28 May 2020: Nissan announces the closure

Forty years after the Japanese had taken over, Nissan announced the closure of all three of its Catalan plants: Zona Franca, Montcada i Reixach and Sant Andreu de la Barca. Over 2,500 direct jobs at risk. The announcement landed in the middle of the first wave of the COVID-19 pandemic, with Spain still under strict lockdown.

The final settlement, signed on 5 August 2020, postponed the effective closure to December 2021 and committed roughly 400 million euros to severance payments. Veteran workers received early-retirement deals worth up to 160,000 euros. Those born before 1967 were guaranteed 90% of their net salary until age 62. The last Nissan Navara rolled off the Zona Franca line in December 2021 — almost exactly 101 years after Henry Ford’s name had appeared on the founding documents in Cádiz.

Spain’s Prime Minister Pedro Sánchez had publicly committed on Twitter (22 January 2020) — four months before the closure announcement — that Nissan would stay in Barcelona. The unions never let anyone forget that tweet. It was never deleted.

April 2024: Chery, Ebro Factory, and a brand resurrection

The Ebro brand was dormant but not legally dead. In April 2024, a Spanish company called EV Motors — focused on electric mobility — signed a joint-venture agreement with Chery, one of China’s largest automotive groups (annual production well over 2 million vehicles globally).

The deal, announced inside the very Zona Franca buildings where Nissan had switched off the lights three years earlier, was personally framed by Pedro Sánchez as “a symbol of the reindustrialisation of Spain and Catalonia.” The factory was rebranded Ebro Factory. Target headcount: 1,250 direct jobs. Production goal: 150,000 vehicles per year by 2029.

The first vehicle to wear the resurrected Ebro badge was the S700, a mid-size SUV based on the Chery Tiggo 7 Pro. The S800 (Tiggo 8) followed. Then the S400. By late 2026, Ebro plans to launch its first electric model designed specifically for Europe — a 4.2-metre compact with a projected 400-kilometre range, also built on Chery underpinnings.

The new Ebro doesn’t make trucks. Doesn’t make off-roaders. Doesn’t make agricultural tractors. It makes urban SUVs based on Chinese platforms, built in Barcelona for the European market.

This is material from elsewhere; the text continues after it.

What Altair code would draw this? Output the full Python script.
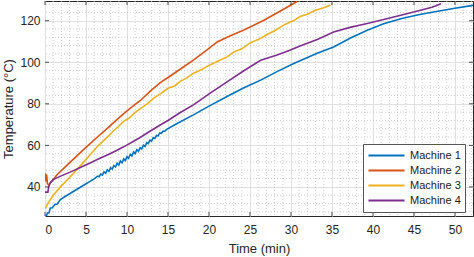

Which, looked at coldly, is almost exactly what the original Ebro did in 1955: take a foreign manufacturer’s truck design — back then, the British Ford Thames Trader; now, the Chinese Chery Tiggo — bolt the Ebro shield onto the front, and call it a Spanish vehicle. The only thing that’s changed is the source of the donor technology. From British, to American technical partnership, to Japanese ownership, and now Chinese alliance.

The deeper pattern

If you’ve read our Santana Motor piece — the Linares factory that humiliated the Land Rover Defender and was resurrected this December with Chinese money — you’ll notice the parallel. Two historic Spanish industrial brands. Two brutal closures within a decade. Two near-simultaneous resurrections backed by Chinese capital and Chinese platforms. Santana came back on 5 December 2025 with BAIC, ZZ Nissan and Anhui Coronet in a SKD assembly arrangement, 170 jobs, a pickup starting at €29,900. Ebro came back in April 2024 with Chery in a deeper industrial joint venture, 1,250 jobs, full local welding and painting, targeting 40,000 units in 2026.

Two scales of the same reality. Spain has the factories, the workers, the supplier network and the engineering know-how to build cars. What Spain doesn’t have, and hasn’t had since the 1950s, is enough domestic industrial capital to sustain its own automotive brands without a foreign technical partner. That capital came from Henry Ford in 1920, from Massey Ferguson and Nissan in the 1970s and 1980s, and now from Chery in 2024.

That’s not a sad conclusion. It’s a structural one. Almost every European country with a substantial automotive industry — Spain, Belgium, Czech Republic, Slovakia, even parts of the UK — operates the same way. Foreign capital, local workforce, mixed national pride.

Henry Ford founded Ebro in 1920. A former fascist hardliner whose colleagues had wanted him executed turned the company into a giant in the 1960s. The Japanese absorbed it in 1987. The Chinese resurrected it in 2024. A century after a Model T was first assembled in Cádiz, the only thing that has remained constant is the factory’s postcode.